The task: What follows is a set of entries. Repeat them exactly, but not their pictures.

Dataset:

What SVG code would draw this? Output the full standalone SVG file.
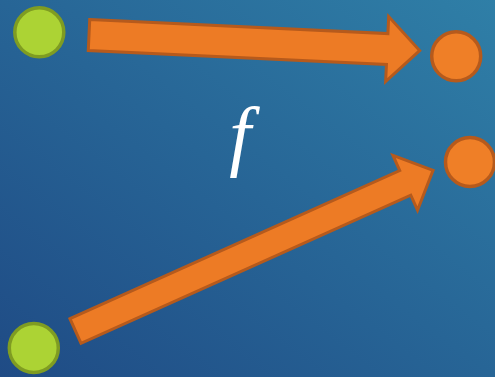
<svg xmlns="http://www.w3.org/2000/svg" width="495" height="377" viewBox="0 0 495 377">
  <defs>
    <linearGradient id="bg" x1="0" y1="1" x2="1" y2="0">
      <stop offset="0" stop-color="#1f4b85"/>
      <stop offset="1" stop-color="#2f7fa7"/>
    </linearGradient>
  </defs>
  <style>
    .src { fill: #acd334; stroke: #7f9c22; stroke-width: 3.5; }
    .dst { fill: #ef7f27; stroke: #b65a1c; stroke-width: 3.5; }
    .arrow { fill: #ed7b25; stroke: #b65a1c; stroke-width: 3; stroke-linejoin: miter; }
    .lbl { fill: #ffffff; font-family: "Liberation Serif", "DejaVu Serif", serif; font-style: italic; font-size: 78px; }
  </style>
  <rect x="0" y="0" width="495" height="377" fill="url(#bg)"/>
  <g id="connectors">
    <polygon class="arrow" transform="translate(89,35) rotate(2.7)" points="0,-15.5 298.5,-15.5 298.5,-32.5 331,0 298.5,32.5 298.5,15.5 0,15.5"/>
    <polygon class="arrow" transform="translate(75.5,331) rotate(-24.2)" points="0,-13.5 361.5,-13.5 361.5,-30 392,0 361.5,30 361.5,13.5 0,13.5"/>
  </g>
  <g id="src1"><circle class="src" cx="39.3" cy="32.3" r="24.5"/></g>
  <g id="src2"><circle class="src" cx="33.8" cy="348" r="24.5"/></g>
  <g id="dst1"><circle class="dst" cx="456.2" cy="56.3" r="24.5"/></g>
  <g id="dst2"><circle class="dst" cx="470" cy="162" r="24.5"/></g>
  <g id="label"><text class="lbl" x="240" y="161" text-anchor="middle">f</text></g>
</svg>
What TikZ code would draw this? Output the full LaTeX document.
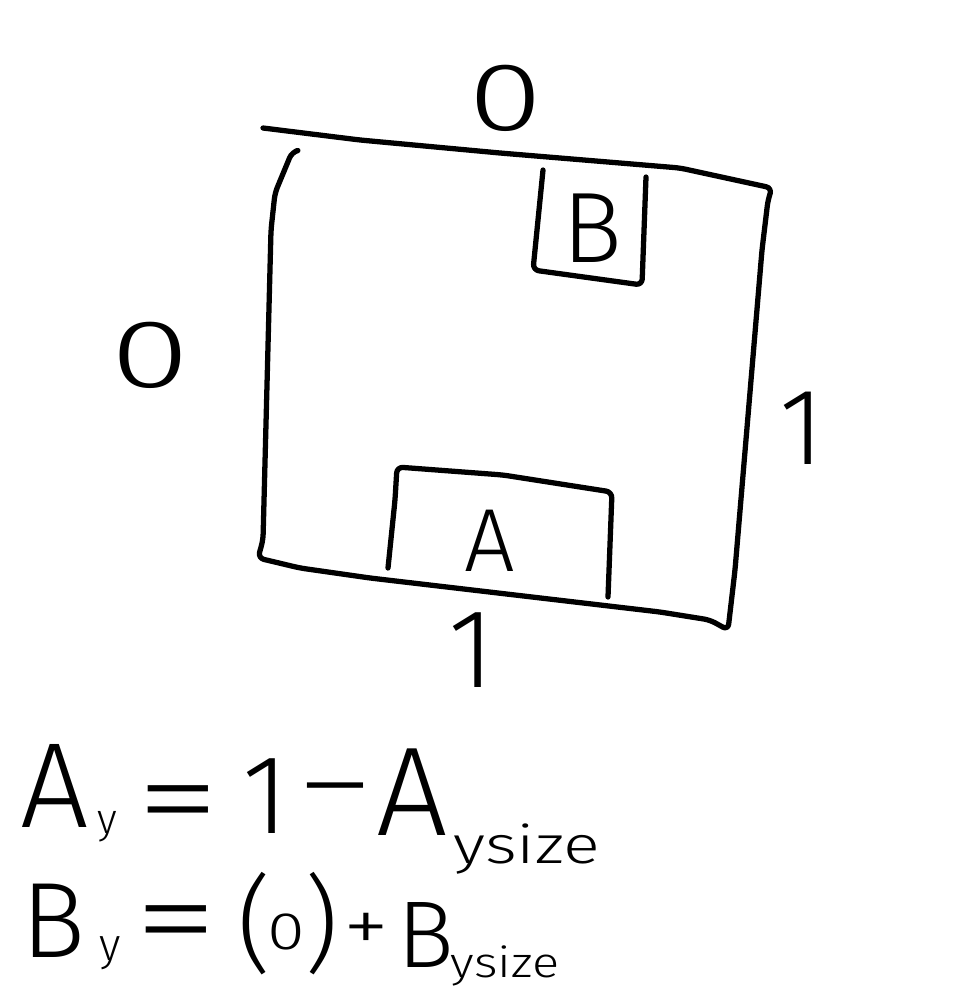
\documentclass[tikz,border=0pt]{standalone}
\usepackage{fontspec}
\setmainfont{Fira Sans}[UprightFont=* Light]
\usepackage{tikz}
\tikzstyle{pen} = [line width=3pt, line cap=round, line join=round, rounded corners=0.12cm]
\tikzstyle{glyph} = [inner sep=0pt, outer sep=0pt]

\begin{document}
\begin{tikzpicture}[x=0.02cm, y=-0.02cm,
    lbl/.style={glyph, font=\fontsize{#1}{#1}\selectfont},
    sub/.style={glyph, anchor=base, font=\fontsize{#1}{#1}\selectfont}]

\useasboundingbox (0,0) rectangle (968,998);

% Outer square
\draw[pen] (263,128) -- (360,140) -- (500,153) -- (680,168) -- (772,188)
  -- (768,200) -- (762,250) -- (735,570) -- (728,630) -- (710,620)
  -- (660,612) -- (370,578) -- (300,568) -- (258,558) -- (263,540)
  -- (271,230) -- (275,193) -- (292,152) -- (296,151);

% Box B
\draw[pen] (543,170) -- (533,270) -- (642,285) -- (646,177);
\node[lbl=57] (boxB) at (592,228) {B};

% Box A
\draw[pen] (388,568) -- (395,500) -- (397,467) -- (503,475) -- (612,492) -- (608,597);
\node[lbl=51] (boxA) at (490,541) {A};

% Edge values
\node[lbl=55, xscale=1.4] (topzero) at (506,98) {0};
\node[lbl=55, xscale=1.5] (leftzero) at (150,355) {0};
\node[lbl=62] (rightone) at (802,428) {1};
\node[lbl=64] (bottomone) at (472,650) {1};

% First equation
\node[sub=69] (eqAa) at (55,827) {A};
\node[sub=24] (eqAy) at (107,833) {y};
\node[lbl=69, xscale=1.4] (eqAeq) at (178,813) {=};
\node[lbl=64] (eqAone) at (266,796) {1};
\node[lbl=60, xscale=1.5] (eqAminus) at (335,802) {−};
\node[sub=72] (eqAb) at (412,835) {A};
\node[sub=30, xscale=1.3] (eqAsize) at (527,863) {ysize};

% Second equation
\node[sub=61] (eqBb) at (54,957) {B};
\node[sub=26] (eqBy) at (110,960) {y};
\node[lbl=69, xscale=1.4] (eqBeq) at (176,933) {=};
\node[lbl=60] (eqBopen) at (255,924) {(};
\node[lbl=30, xscale=1.3] (eqBzero) at (286,932) {0};
\node[lbl=60] (eqBclose) at (322,924) {)};
\node[lbl=44, xscale=1.2] (eqBplus) at (366,933) {+};
\node[sub=54] (eqBc) at (426,967) {B};
\node[sub=24, xscale=1.2] (eqBsize) at (505,977) {ysize};

\end{tikzpicture}
\end{document}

Output of the task:
What SVG code would draw this? Output the full standalone SVG file.
<svg xmlns="http://www.w3.org/2000/svg" width="495" height="377" viewBox="0 0 495 377">
  <defs>
    <linearGradient id="bg" x1="0" y1="1" x2="1" y2="0">
      <stop offset="0" stop-color="#1f4b85"/>
      <stop offset="1" stop-color="#2f7fa7"/>
    </linearGradient>
  </defs>
  <style>
    .src { fill: #acd334; stroke: #7f9c22; stroke-width: 3.5; }
    .dst { fill: #ef7f27; stroke: #b65a1c; stroke-width: 3.5; }
    .arrow { fill: #ed7b25; stroke: #b65a1c; stroke-width: 3; stroke-linejoin: miter; }
    .lbl { fill: #ffffff; font-family: "Liberation Serif", "DejaVu Serif", serif; font-style: italic; font-size: 78px; }
  </style>
  <rect x="0" y="0" width="495" height="377" fill="url(#bg)"/>
  <g id="connectors">
    <polygon class="arrow" transform="translate(89,35) rotate(2.7)" points="0,-15.5 298.5,-15.5 298.5,-32.5 331,0 298.5,32.5 298.5,15.5 0,15.5"/>
    <polygon class="arrow" transform="translate(75.5,331) rotate(-24.2)" points="0,-13.5 361.5,-13.5 361.5,-30 392,0 361.5,30 361.5,13.5 0,13.5"/>
  </g>
  <g id="src1"><circle class="src" cx="39.3" cy="32.3" r="24.5"/></g>
  <g id="src2"><circle class="src" cx="33.8" cy="348" r="24.5"/></g>
  <g id="dst1"><circle class="dst" cx="456.2" cy="56.3" r="24.5"/></g>
  <g id="dst2"><circle class="dst" cx="470" cy="162" r="24.5"/></g>
  <g id="label"><text class="lbl" x="240" y="161" text-anchor="middle">f</text></g>
</svg>
What TikZ code would draw this? Output the full LaTeX document.
\documentclass[tikz,border=0pt]{standalone}
\usepackage{fontspec}
\setmainfont{Fira Sans}[UprightFont=* Light]
\usepackage{tikz}
\tikzstyle{pen} = [line width=3pt, line cap=round, line join=round, rounded corners=0.12cm]
\tikzstyle{glyph} = [inner sep=0pt, outer sep=0pt]

\begin{document}
\begin{tikzpicture}[x=0.02cm, y=-0.02cm,
    lbl/.style={glyph, font=\fontsize{#1}{#1}\selectfont},
    sub/.style={glyph, anchor=base, font=\fontsize{#1}{#1}\selectfont}]

\useasboundingbox (0,0) rectangle (968,998);

% Outer square
\draw[pen] (263,128) -- (360,140) -- (500,153) -- (680,168) -- (772,188)
  -- (768,200) -- (762,250) -- (735,570) -- (728,630) -- (710,620)
  -- (660,612) -- (370,578) -- (300,568) -- (258,558) -- (263,540)
  -- (271,230) -- (275,193) -- (292,152) -- (296,151);

% Box B
\draw[pen] (543,170) -- (533,270) -- (642,285) -- (646,177);
\node[lbl=57] (boxB) at (592,228) {B};

% Box A
\draw[pen] (388,568) -- (395,500) -- (397,467) -- (503,475) -- (612,492) -- (608,597);
\node[lbl=51] (boxA) at (490,541) {A};

% Edge values
\node[lbl=55, xscale=1.4] (topzero) at (506,98) {0};
\node[lbl=55, xscale=1.5] (leftzero) at (150,355) {0};
\node[lbl=62] (rightone) at (802,428) {1};
\node[lbl=64] (bottomone) at (472,650) {1};

% First equation
\node[sub=69] (eqAa) at (55,827) {A};
\node[sub=24] (eqAy) at (107,833) {y};
\node[lbl=69, xscale=1.4] (eqAeq) at (178,813) {=};
\node[lbl=64] (eqAone) at (266,796) {1};
\node[lbl=60, xscale=1.5] (eqAminus) at (335,802) {−};
\node[sub=72] (eqAb) at (412,835) {A};
\node[sub=30, xscale=1.3] (eqAsize) at (527,863) {ysize};

% Second equation
\node[sub=61] (eqBb) at (54,957) {B};
\node[sub=26] (eqBy) at (110,960) {y};
\node[lbl=69, xscale=1.4] (eqBeq) at (176,933) {=};
\node[lbl=60] (eqBopen) at (255,924) {(};
\node[lbl=30, xscale=1.3] (eqBzero) at (286,932) {0};
\node[lbl=60] (eqBclose) at (322,924) {)};
\node[lbl=44, xscale=1.2] (eqBplus) at (366,933) {+};
\node[sub=54] (eqBc) at (426,967) {B};
\node[sub=24, xscale=1.2] (eqBsize) at (505,977) {ysize};

\end{tikzpicture}
\end{document}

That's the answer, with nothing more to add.